» **Exercise prompt**
Quote the records below in full, exactly as given, with the images taken out.

» **Items listed in a dataset**

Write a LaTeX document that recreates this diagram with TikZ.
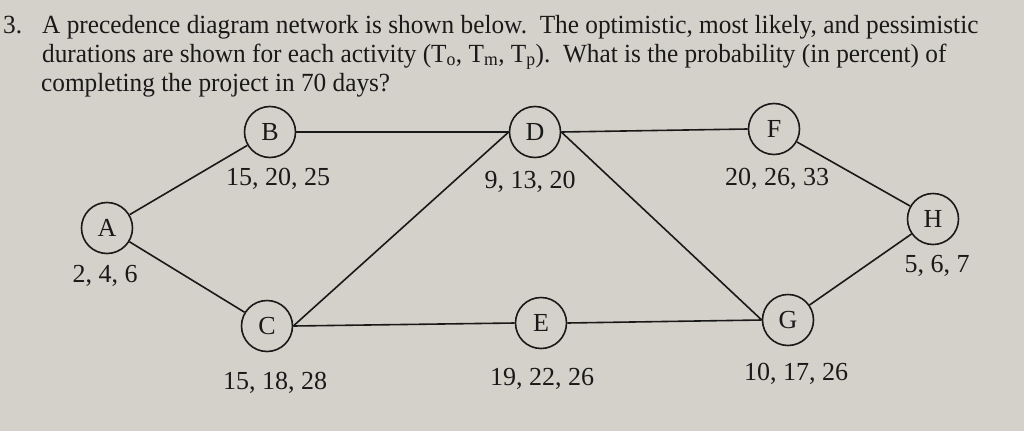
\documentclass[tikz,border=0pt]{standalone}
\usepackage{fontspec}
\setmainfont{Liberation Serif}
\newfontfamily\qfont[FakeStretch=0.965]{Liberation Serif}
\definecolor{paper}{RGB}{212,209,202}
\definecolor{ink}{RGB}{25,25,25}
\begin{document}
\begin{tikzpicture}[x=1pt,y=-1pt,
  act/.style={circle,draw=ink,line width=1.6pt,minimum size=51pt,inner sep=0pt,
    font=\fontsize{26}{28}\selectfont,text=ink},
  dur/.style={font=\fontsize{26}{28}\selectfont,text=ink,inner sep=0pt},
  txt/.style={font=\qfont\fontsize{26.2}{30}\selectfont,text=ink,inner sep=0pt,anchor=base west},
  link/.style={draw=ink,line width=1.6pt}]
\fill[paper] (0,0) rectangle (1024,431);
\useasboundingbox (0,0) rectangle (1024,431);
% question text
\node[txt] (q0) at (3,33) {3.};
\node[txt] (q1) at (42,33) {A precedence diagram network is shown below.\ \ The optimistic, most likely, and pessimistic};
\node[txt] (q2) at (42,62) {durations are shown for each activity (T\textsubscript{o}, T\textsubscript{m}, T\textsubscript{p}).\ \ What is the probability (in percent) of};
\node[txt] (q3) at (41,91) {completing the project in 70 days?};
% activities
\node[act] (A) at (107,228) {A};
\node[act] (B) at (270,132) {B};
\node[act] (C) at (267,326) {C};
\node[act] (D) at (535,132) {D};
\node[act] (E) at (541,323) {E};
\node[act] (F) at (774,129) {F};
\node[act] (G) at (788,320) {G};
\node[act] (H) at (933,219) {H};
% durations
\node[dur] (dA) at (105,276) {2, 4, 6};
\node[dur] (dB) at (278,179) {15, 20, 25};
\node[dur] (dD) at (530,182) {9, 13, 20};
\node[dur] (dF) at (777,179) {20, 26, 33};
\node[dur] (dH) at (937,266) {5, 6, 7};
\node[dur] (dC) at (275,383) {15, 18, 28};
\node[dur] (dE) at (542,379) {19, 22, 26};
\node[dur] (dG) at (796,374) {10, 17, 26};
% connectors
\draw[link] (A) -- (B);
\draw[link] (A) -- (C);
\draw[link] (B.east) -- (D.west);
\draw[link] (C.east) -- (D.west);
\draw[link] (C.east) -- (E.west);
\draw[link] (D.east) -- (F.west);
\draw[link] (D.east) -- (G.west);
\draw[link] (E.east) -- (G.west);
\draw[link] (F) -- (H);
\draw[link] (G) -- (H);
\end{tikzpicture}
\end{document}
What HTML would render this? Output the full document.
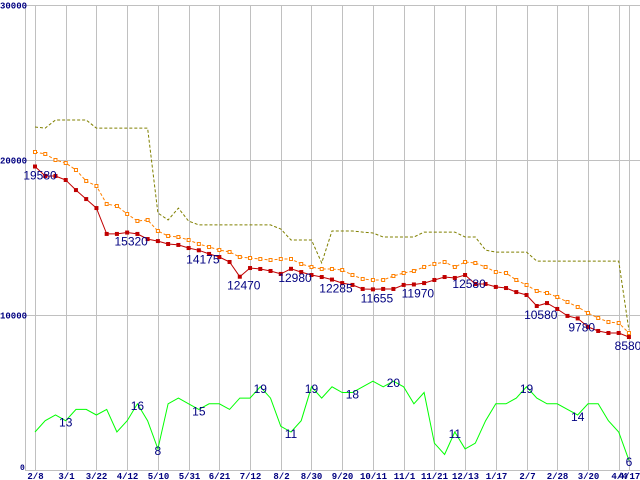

» **Exercise solution**
Write a LaTeX document that recreates this diagram with TikZ.
\documentclass[tikz,border=0pt]{standalone}
\usepackage{fontspec}
\setmainfont{Liberation Serif}
\newfontfamily\qfont[FakeStretch=0.965]{Liberation Serif}
\definecolor{paper}{RGB}{212,209,202}
\definecolor{ink}{RGB}{25,25,25}
\begin{document}
\begin{tikzpicture}[x=1pt,y=-1pt,
  act/.style={circle,draw=ink,line width=1.6pt,minimum size=51pt,inner sep=0pt,
    font=\fontsize{26}{28}\selectfont,text=ink},
  dur/.style={font=\fontsize{26}{28}\selectfont,text=ink,inner sep=0pt},
  txt/.style={font=\qfont\fontsize{26.2}{30}\selectfont,text=ink,inner sep=0pt,anchor=base west},
  link/.style={draw=ink,line width=1.6pt}]
\fill[paper] (0,0) rectangle (1024,431);
\useasboundingbox (0,0) rectangle (1024,431);
% question text
\node[txt] (q0) at (3,33) {3.};
\node[txt] (q1) at (42,33) {A precedence diagram network is shown below.\ \ The optimistic, most likely, and pessimistic};
\node[txt] (q2) at (42,62) {durations are shown for each activity (T\textsubscript{o}, T\textsubscript{m}, T\textsubscript{p}).\ \ What is the probability (in percent) of};
\node[txt] (q3) at (41,91) {completing the project in 70 days?};
% activities
\node[act] (A) at (107,228) {A};
\node[act] (B) at (270,132) {B};
\node[act] (C) at (267,326) {C};
\node[act] (D) at (535,132) {D};
\node[act] (E) at (541,323) {E};
\node[act] (F) at (774,129) {F};
\node[act] (G) at (788,320) {G};
\node[act] (H) at (933,219) {H};
% durations
\node[dur] (dA) at (105,276) {2, 4, 6};
\node[dur] (dB) at (278,179) {15, 20, 25};
\node[dur] (dD) at (530,182) {9, 13, 20};
\node[dur] (dF) at (777,179) {20, 26, 33};
\node[dur] (dH) at (937,266) {5, 6, 7};
\node[dur] (dC) at (275,383) {15, 18, 28};
\node[dur] (dE) at (542,379) {19, 22, 26};
\node[dur] (dG) at (796,374) {10, 17, 26};
% connectors
\draw[link] (A) -- (B);
\draw[link] (A) -- (C);
\draw[link] (B.east) -- (D.west);
\draw[link] (C.east) -- (D.west);
\draw[link] (C.east) -- (E.west);
\draw[link] (D.east) -- (F.west);
\draw[link] (D.east) -- (G.west);
\draw[link] (E.east) -- (G.west);
\draw[link] (F) -- (H);
\draw[link] (G) -- (H);
\end{tikzpicture}
\end{document}
What HTML would render this? Output the full document.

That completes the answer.